Il ne s’agit donc pas, dans cette partie, de nous livrer à une étude tout à la fois synchronique et diachronique des récits flaubertiens et conradiens, mais plutôt de mettre en évidence les points communs entre, d’une part, les récits que sont les mythes et les contes folkloriques et, d’autre part, les Trois Contes et les récits de Tales of Unrest.

Ce qui rapproche l’ensemble de ces récits, c’est l’oralité. Cette dernière est loin d’être uniforme.

D’un côté, comme l’a noté Lévi-Strauss, « des prescriptions et prohibitions s’attachent parfois à l’un et pas à l’autre (récitation des mythes à certaines heures, ou pendant une saison seulement, les contes pouvant, en raison de leur nature “profane” être narrés n’importe quand) » (Lévi-Strauss, 1996 : 153).

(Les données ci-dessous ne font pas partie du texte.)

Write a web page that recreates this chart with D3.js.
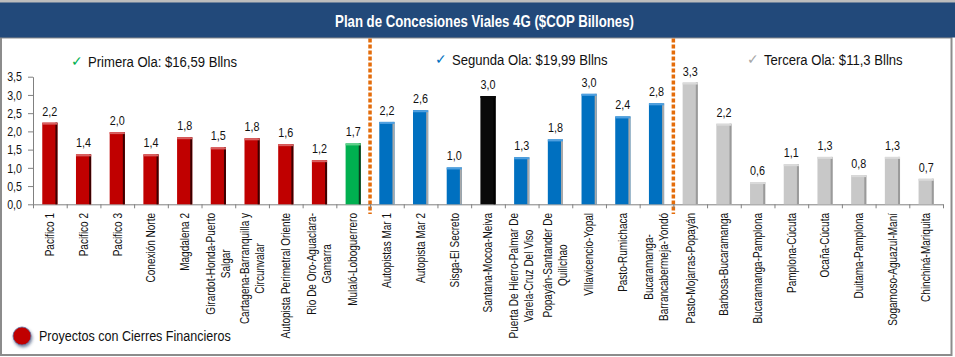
<!DOCTYPE html>
<html><head><meta charset="utf-8">
<script src="https://cdn.jsdelivr.net/npm/d3@7"></script>
<style>
html,body{margin:0;padding:0;background:#fff;}
svg{display:block;}
text{font-family:"Liberation Sans",Arial,sans-serif;}
</style></head>
<body>
<svg id="c" width="955" height="357"></svg>
<script>
// ---- data ----
const categories = [
  "Pacifico 1","Pacifico 2","Pacifico 3","Conexión Norte","Magdalena 2",
  "Girardot-Honda-Puerto|Salgar","Cartagena-Barranquilla y|Circunvalar",
  "Autopista Perimetral Oriente","Rio De Oro-Aguaclara-|Gamarra","Mulaló-Loboguerrero",
  "Autopistas Mar 1","Autopista Mar 2","Sisga-El Secreto","Santana-Mocoa-Neiva",
  "Puerta De Hierro-Palmar De|Varela-Cruz Del Viso","Popayán-Santander De|Quilichao",
  "Villavicencio-Yopal","Pasto-Rumichaca","Bucaramanga-|Barrancabermeja-Yondó",
  "Pasto-Mojarras-Popayán","Barbosa-Bucaramanga","Bucaramanga-Pamplona","Pamplona-Cúcuta",
  "Ocaña-Cúcuta","Duitama-Pamplona","Sogamoso-Aguazul-Maní","Chinchiná-Mariquita"
];
const values = [
  2.24,1.37,1.98,1.37,1.84,1.56,1.81,1.65,1.21,1.67,
  2.26,2.58,1.01,2.97,1.29,1.78,3.03,2.41,2.77,
  3.34,2.21,0.61,1.10,1.30,0.80,1.30,0.70
];
const valueLabels = [
  "2,2","1,4","2,0","1,4","1,8","1,5","1,8","1,6","1,2","1,7",
  "2,2","2,6","1,0","3,0","1,3","1,8","3,0","2,4","2,8",
  "3,3","2,2","0,6","1,1","1,3","0,8","1,3","0,7"
];
const waveOf = [
  "Primera","Primera","Primera","Primera","Primera","Primera","Primera","Primera","Primera","Primera",
  "Segunda","Segunda","Segunda","Segunda","Segunda","Segunda","Segunda","Segunda","Segunda",
  "Tercera","Tercera","Tercera","Tercera","Tercera","Tercera","Tercera","Tercera"
];
const statusOf = [
  "cierre","cierre","cierre","cierre","cierre","cierre","cierre","cierre","cierre","verde",
  "azul","azul","azul","negro","azul","azul","azul","azul","azul",
  "gris","gris","gris","gris","gris","gris","gris","gris"
];
const waves = ["Primera","Segunda","Tercera"];
const waveTitles = ["Primera Ola: $16,59 Bllns","Segunda Ola: $19,99 Bllns","Tercera Ola: $11,3 Bllns"];
const yTicks = [0,0.5,1,1.5,2,2.5,3,3.5];
const chartTitle = "Plan de Concesiones Viales 4G ($COP Billones)";
const legendLabel = "Proyectos con Cierres Financieros";

// ---- styles ----
const fills = {cierre:"#C00000", verde:"#00B050", azul:"#0070C0", negro:"#0A0A0A", gris:"#C8C8C8"};
const tops  = {cierre:"#D96060", verde:"#5FD08A", azul:"#4FA0E0", negro:"#0A0A0A", gris:"#DADADA"};
const sides = {cierre:"#3A0000", verde:"#0B3A1C", azul:"#A9A9A9", negro:"#000000", gris:"#9A9A9A"};
const checkColors = {Primera:"#00B050", Segunda:"#0070C0", Tercera:"#A6A6A6"};
const NARROW = 0.82;
function narrow(sel, k){
  sel.each(function(){
    const L = this.getComputedTextLength();
    d3.select(this).attr("textLength", L*(k||NARROW)).attr("lengthAdjust","spacingAndGlyphs");
  });
}

const svg = d3.select("#c");
const W = 955, H = 357;

// frame
svg.append("rect").attr("x",0).attr("y",0).attr("width",W).attr("height",3).attr("fill","#BDBDBD");
svg.append("rect").attr("x",1).attr("y",37.5).attr("width",950.5).attr("height",317.5)
  .attr("fill","#fff").attr("stroke","#8C8C8C").attr("stroke-width",2);
svg.append("rect").attr("x",0).attr("y",2.5).attr("width",W).attr("height",35).attr("fill","#22497A");
svg.append("text").attr("x",484.5).attr("y",27).attr("text-anchor","middle")
  .attr("fill","#fff").attr("font-weight","bold").attr("font-size",16.5).text(chartTitle).call(narrow, 0.8);

// scales
const idx = d3.range(categories.length);
const x = d3.scaleBand().domain(idx).range([33,943]).paddingInner(0.55).paddingOuter(0.275);
const xl = d3.scaleLinear().domain([0,categories.length]).range([33,943]);
const y = d3.scaleLinear().domain([0,3.5]).range([204.3,76.7]);

// separators between waves
const sepIdx = waves.slice(1).map(w => waveOf.indexOf(w));
svg.selectAll("line.sep").data(sepIdx).join("line").attr("class","sep")
  .attr("x1",d=>xl(d)).attr("x2",d=>xl(d)).attr("y1",38.5).attr("y2",214)
  .attr("stroke","#E46C0A").attr("stroke-width",3.5).attr("stroke-dasharray","4,2");

// y axis
const ya = svg.append("g").attr("transform","translate(33,0)")
  .call(d3.axisLeft(y).tickValues(yTicks).tickSize(5).tickSizeOuter(0).tickPadding(6)
    .tickFormat(d=>d3.format(".1f")(d).replace(".",",")));
ya.selectAll("path,line").attr("stroke","#808080");
ya.selectAll("text").attr("font-size",13).attr("fill","#111")
  .attr("font-family",'"Liberation Sans",Arial,sans-serif').call(narrow);

// x axis
const xa = svg.append("g").attr("transform","translate(0,204.3)")
  .call(d3.axisBottom(xl).tickValues(d3.range(categories.length+1)).tickSize(4).tickSizeOuter(0).tickFormat(""));
xa.selectAll("path,line").attr("stroke","#808080");

// bars
const bars = svg.append("g").selectAll("g").data(idx).join("g");
bars.append("rect").attr("x",i=>x(i)).attr("y",i=>y(values[i])).attr("width",x.bandwidth())
  .attr("height",i=>y(0)-y(values[i])).attr("fill",i=>fills[statusOf[i]]);
bars.append("rect").attr("x",i=>x(i)+x.bandwidth()-2).attr("y",i=>y(values[i])).attr("width",2)
  .attr("height",i=>y(0)-y(values[i])).attr("fill",i=>sides[statusOf[i]]);
bars.append("rect").attr("x",i=>x(i)).attr("y",i=>y(values[i])).attr("width",x.bandwidth())
  .attr("height",2).attr("fill",i=>tops[statusOf[i]]);

// value labels
svg.append("g").selectAll("text").data(idx).join("text")
  .attr("x",i=>x(i)+x.bandwidth()/2).attr("y",i=>y(values[i])-7)
  .attr("text-anchor","middle").attr("font-size",13.5).attr("fill","#111")
  .text(i=>valueLabels[i]).call(narrow, 0.8);

// category labels (rotated, wrapped lines centered on the longest)
const lg = svg.append("g").selectAll("g").data(idx).join("g")
  .attr("transform",i=>`translate(${x(i)+x.bandwidth()/2},213) rotate(-90)`);
lg.each(function(i){
  const g = d3.select(this);
  const lines = categories[i].split("|");
  const ts = lines.map((l,k)=> g.append("text").attr("font-size",12.2).attr("fill","#111")
      .attr("text-anchor","middle").attr("dy","0.35em")
      .attr("y",(k-(lines.length-1)/2)*15).text(l));
  ts.forEach(t=>t.call(narrow));
  const wmax = d3.max(ts, t=>+t.attr("textLength"));
  ts.forEach(t=>t.attr("x",-wmax/2));
});

// wave headings
const headX = [71, 435, 747];
const hg = svg.append("g").selectAll("g").data(waves).join("g")
  .attr("transform",(w,k)=>`translate(${headX[k]},${k===0?67:65})`);
hg.append("text").attr("font-family","DejaVu Sans").attr("font-size",14)
  .attr("fill",w=>checkColors[w]).attr("y",-1).text("\u2713");
hg.append("text").attr("x",17).attr("font-size",15.3).attr("fill","#111")
  .text((w,k)=>waveTitles[k]).call(narrow, 0.855);

// legend
const defs = svg.append("defs");
const f = defs.append("filter").attr("id","sh").attr("x","-50%").attr("y","-50%").attr("width","200%").attr("height","200%");
f.append("feDropShadow").attr("dx",1).attr("dy",2).attr("stdDeviation",1.5).attr("flood-color","#203060").attr("flood-opacity",0.6);
svg.append("circle").attr("cx",22).attr("cy",336).attr("r",9).attr("fill",fills.cierre)
  .attr("stroke","#6070A0").attr("stroke-width",0.8).attr("filter","url(#sh)");
svg.append("text").attr("x",39).attr("y",341).attr("font-size",15.3).attr("fill","#111").text(legendLabel).call(narrow);
</script>
</body></html>
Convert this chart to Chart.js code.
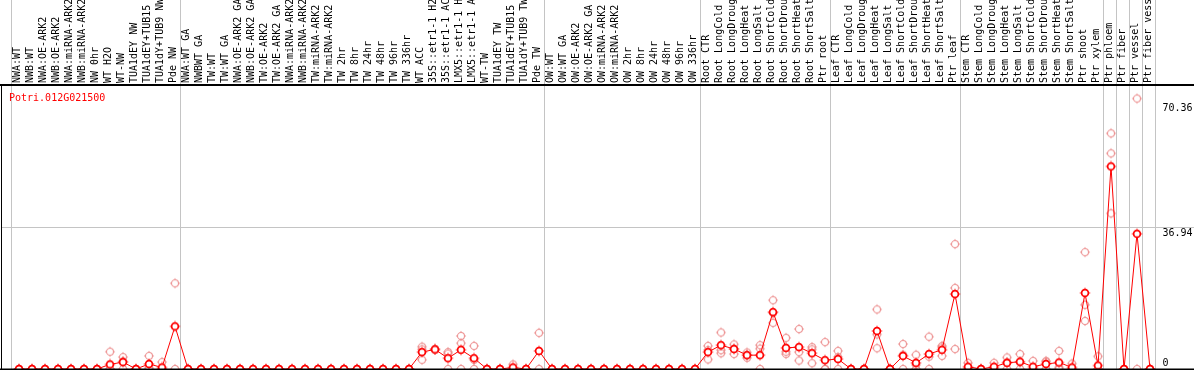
<!DOCTYPE html>
<html><head><meta charset="utf-8">
<style>html,body{margin:0;padding:0;background:#fff;overflow:hidden}#wrap{width:1194px;height:370px;position:relative}</style>
<script src="https://cdn.jsdelivr.net/npm/chart.js@4.4.0/dist/chart.umd.min.js"></script>
</head><body><div id="wrap"><canvas id="c" width="1194" height="370"></canvas></div>
<script>
const geneName = 'Potri.012G021500';
const categories = [
 'NWA:WT','NWB:WT','NWA:OE-ARK2','NWB:OE-ARK2','NWA:miRNA-ARK2','NWB:miRNA-ARK2','NW 0hr','WT H2O','WT-NW','TUA1dEY NW','TUA1dEY+TUB15','TUA1dY+TUB9 NW','Pde NW',
 'NWA:WT GA','NWBWT GA','TW:WT','TW:WT GA','NWA:OE-ARK2 GA','NWB:OE-ARK2 GA','TW:OE-ARK2','TW:OE-ARK2 GA','NWA:miRNA-ARK2','NWB:miRNA-ARK2','TW:miRNA-ARK2','TW:miRNA-ARK2 ','TW 2hr','TW 8hr','TW 24hr','TW 48hr','TW 96hr','TW 336hr','WT ACC','35S::etr1-1 H2','35S::etr1-1 AC','LMX5::etr1-1 H','LMX5::etr1-1 A','WT-TW','TUA1dEY TW','TUA1dEY+TUB15','TUA1dY+TUB9 TW','Pde TW',
 'OW:WT','OW:WT GA','OW:OE-ARK2','OW:OE-ARK2 GA','OW:miRNA-ARK2','OW:miRNA-ARK2 ','OW 2hr','OW 8hr','OW 24hr','OW 48hr','OW 96hr','OW 336hr',
 'Root CTR','Root LongCold','Root LongDroug','Root LongHeat','Root LongSalt','Root ShortCold','Root ShortDrou','Root ShortHeat','Root ShortSalt','Ptr root',
 'Leaf CTR','Leaf LongCold','Leaf LongDroug','Leaf LongHeat','Leaf LongSalt','Leaf ShortCold','Leaf ShortDrou','Leaf ShortHeat','Leaf ShortSalt','Ptr leaf',
 'Stem CTR','Stem LongCold','Stem LongDroug','Stem LongHeat','Stem LongSalt','Stem ShortCold','Stem ShortDrou','Stem ShortHeat','Stem ShortSalt','Ptr shoot','Ptr xylem',
 'Ptr phloem','Ptr fiber','Ptr vessel','Ptr fiber vess'
];
// first category index of each separated group (last entry = end)
const groupStarts = [0, 13, 41, 53, 63, 73, 84, 85, 86, 87, 88];

const meanValues = [
 0,0,0,0,0,0,0, 1.2,1.8,0,1.3,0.4, 11.1,
 0,0,0,0,0,0,0,0,0,0,0,0,0,0,0,0,0,0, 4.4,5.1,2.8,5.0,2.8,0,0,0.4,0,4.7,
 0,0,0,0,0,0,0,0,0,0,0,0,
 4.4,6.2,5.2,3.6,3.6,14.8,5.5,5.7,4.1,2.3,
 2.6,0,0,9.9,0,3.4,1.6,3.9,5.0,19.5,
 0.6,0,0.6,1.6,1.9,0.6,1.3,1.7,0.4,19.8,0.9,
 52.7,0,35.18,0
];
const rep1 = [
 0,0,0,0,0,0,0, 4.5,3.1,0,3.4,1.8, 22.3,
 0,0,0,0,0,0,0,0,0,0,0,0,0,0,0,0,0,0, 5.8,5.1,4.4,8.6,6.0,0,0,1.2,0,9.4,
 0,0,0,0,0,0,0,0,0,0,0,0,
 6.0,9.5,6.4,4.3,6.2,17.9,8.1,10.4,5.7,7.0,
 4.7,0,0,15.5,0,6.5,3.7,8.4,6.0,32.5,
 1.6,0,1.6,3.0,3.9,2.1,2.1,4.7,1.4,30.4,3.3,
 61.3,0,70.36,0
];
const rep2 = [
 0,0,0,0,0,0,0, 0,0,0,0.3,0, 0,
 0,0,0,0,0,0,0,0,0,0,0,0,0,0,0,0,0,0, 2.4,5.1,4.0,6.7,0,0,0,0,0,0,
 0,0,0,0,0,0,0,0,0,0,0,0,
 2.5,4.1,3.9,2.9,5.3,12.0,3.9,2.2,1.5,0,
 0,0,0,5.4,0,0,0,0,3.4,21.1,
 0,0,0,0,0,0,1.8,0,0,16.7,0,
 56.1,0,0,0
];
const rep3 = [
 0,0,0,0,0,0,0, 0,2.0,0,0,0, null,
 0,0,0,0,0,0,0,0,0,0,0,0,0,0,0,0,0,0, 5.1,5.1,0,0,2.4,0,0,0,0,null,
 0,0,0,0,0,0,0,0,0,0,0,0,
 4.9,4.9,5.3,3.6,0,14.6,4.5,4.4,5.1,0,
 3.1,0,0,9.0,0,3.7,1.1,3.2,5.6,5.2,
 0.2,0,0.2,1.8,1.8,0,0,0.4,0,12.5,0,
 40.5,0,null,0
];
const yMax = 73.88;
const yTicks = [0, 36.94, 70.36];
const yTickLabels = ['0', '36.94', '70.36'];
const gridValues = [36.94];

const FONT = '"DejaVu Sans Mono", "Liberation Mono", monospace';

function makeMarker(stroke, lw, fill, r) {
  const c = document.createElement('canvas');
  c.width = 12; c.height = 12;
  const g = c.getContext('2d');
  g.beginPath(); g.arc(6, 6, r, 0, Math.PI * 2);
  if (fill) { g.fillStyle = fill; g.fill(); }
  g.strokeStyle = stroke; g.lineWidth = lw; g.stroke();
  g.fillStyle = stroke;
  const o = r + lw / 2;
  g.fillRect(5.5, 6 - o - 1, 1, 1);
  g.fillRect(5.5, 6 + o, 1, 1);
  g.fillRect(6 - o - 1, 5.5, 1, 1);
  g.fillRect(6 + o, 5.5, 1, 1);
  return c;
}
const meanMarker = makeMarker('#ff0000', 1.7, '#ffffff', 3.4);
const repMarker = makeMarker('rgba(236,140,140,0.95)', 1.1, null, 3.5);

const decor = {
  id: 'decor',
  beforeDatasetsDraw(chart) {
    const { ctx, chartArea: a, scales: { x, y } } = chart;
    const step = x.getPixelForValue(1) - x.getPixelForValue(0);
    ctx.save();
    ctx.strokeStyle = '#c4c4c4'; ctx.lineWidth = 1;
    groupStarts.forEach(s => {
      const px = Math.round(x.getPixelForValue(s) - step * 8 / 13) + 0.5;
      ctx.beginPath(); ctx.moveTo(px, 0); ctx.lineTo(px, a.bottom); ctx.stroke();
    });
    gridValues.forEach(v => {
      const py = Math.round(y.getPixelForValue(v)) + 0.5;
      ctx.beginPath(); ctx.moveTo(2, py); ctx.lineTo(chart.width, py); ctx.stroke();
    });
    ctx.restore();
  },
  afterDraw(chart) {
    const { ctx, chartArea: a, scales: { y } } = chart;
    ctx.save();
    ctx.strokeStyle = '#000'; ctx.lineWidth = 2;
    ctx.beginPath(); ctx.moveTo(0, a.top); ctx.lineTo(chart.width, a.top); ctx.stroke();
    ctx.beginPath(); ctx.moveTo(0, 369.5); ctx.lineTo(chart.width, 369.5); ctx.stroke();
    ctx.lineWidth = 1;
    ctx.beginPath(); ctx.moveTo(1.5, a.top); ctx.lineTo(1.5, chart.height); ctx.stroke();
    ctx.fillStyle = '#000';
    ctx.font = '10px ' + FONT;
    ctx.textAlign = 'left'; ctx.textBaseline = 'alphabetic';
    yTicks.forEach((v, i) => {
      const py = y.getPixelForValue(v);
      const dy = i === 0 ? -3 : (i === yTicks.length - 1 ? 12 : 9);
      ctx.fillText(yTickLabels[i], a.right + 6, py + dy);
    });
    ctx.fillStyle = '#ff0000';
    ctx.fillText(geneName, 9, a.top + 15.5);
    ctx.restore();
  }
};

new Chart(document.getElementById('c'), {
  type: 'line',
  data: {
    labels: categories,
    datasets: [
      { label: 'mean', data: meanValues, borderColor: '#ff0000', borderWidth: 1, tension: 0,
        pointStyle: meanMarker, pointRadius: 4, pointHoverRadius: 4, order: 0, clip: false },
      { label: 'rep1', data: rep1, showLine: false, pointStyle: repMarker, pointRadius: 4, order: 1, clip: false },
      { label: 'rep2', data: rep2, showLine: false, pointStyle: repMarker, pointRadius: 4, order: 2, clip: false },
      { label: 'rep3', data: rep3, showLine: false, pointStyle: repMarker, pointRadius: 4, order: 3, clip: false }
    ]
  },
  options: {
    responsive: false, animation: false, devicePixelRatio: 1,
    layout: { autoPadding: false, padding: { left: 12.5, right: 37.5, top: 0, bottom: 1 } },
    plugins: { legend: { display: false }, tooltip: { enabled: false }, title: { display: false } },
    events: [],
    scales: {
      x: {
        type: 'category', position: 'top', offset: true,
        grid: { display: false, drawTicks: false },
        border: { display: false },
        ticks: { autoSkip: false, maxRotation: 90, minRotation: 90, padding: 2, labelOffset: 10,
          color: '#000', font: { family: FONT, size: 10 } },
        afterFit(s) { s.height = 85; }
      },
      y: {
        display: false, min: 0, max: yMax,
        afterFit(s) { s.width = 0; }
      }
    }
  },
  plugins: [decor]
});
</script>
</body></html>
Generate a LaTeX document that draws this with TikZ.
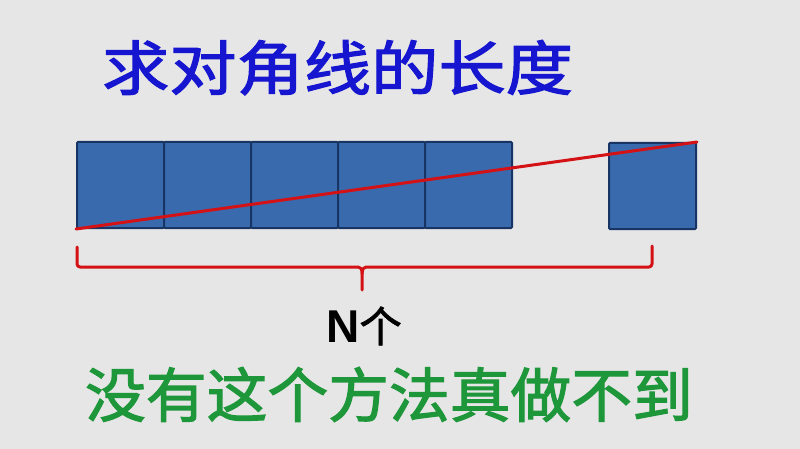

D’un autre côté, l’oralité proprement dite, certes, n’existe plus, dans la mesure où la culture orale (celle des mythes et des contes folkloriques) a cédé la place à la culture scripturale (celle des Trois Contes et des Tales of Unrest). Il est néanmoins possible de la déceler dans les effets d’oralité, c’est-à-dire dans ces moments où le conte littéraire fait comme s’il ressortissait à une culture orale.

Ainsi, étant donné que, d’une part, Propp et Lévi-Strauss ont adopté une approche structurale, et que, d’autre part, les corpus de ces deux chercheurs sont constitués de récits oraux, il est patent que le fait que certaines remarques de Propp et Lévi-Strauss puissent s’appliquer à la structure des récits de notre corpus met en relief les effets d’oralité structuraux qui figurent dans les Trois Contes et les Tales of Unrest.

Notes
187.

Vladimir Propp, Morphologie du conte (1965), (Paris, Seuil, « Points », 1970), p. 146. Les références à cet ouvrage seront désormais indiquées sous la forme suivante : (Propp, 1970 : 146).

188.

Claude Lévi-Strauss, « La structure et la forme », Anthropologie structurale deux (1973), (Paris, Pocket, 1996), p. 142. Les références à cet ouvrage seront désormais indiquées sous la forme suivante : (Lévi-Strauss, 1996 : 142).

189.

Voir à ce sujet : Evguéni Mélétinski, « L’étude structurale et typologique du conte », Morphologie du conte, (Paris, Seuil, « Points », 1970), p. 202. Les références à cet article seront désormais indiquées sous la forme suivante : (Mélétinski, 1970 : 202).

190.

Cette explication historique « fut développé ultérieurement dans une vaste recherche fondamentale, les Racines historiques du conte merveilleux (publié en 1946) » (Mélétinski, 1970 : 202).

191.

Claude Lévi-Strauss, « La structure des mythes », Anthropologie structurale (1958), (Paris, Pocket, 1974), I, p. 243. Les références à cet ouvrage seront désormais indiquées sous la forme suivante : (Lévi-Strauss, 1974 : 243).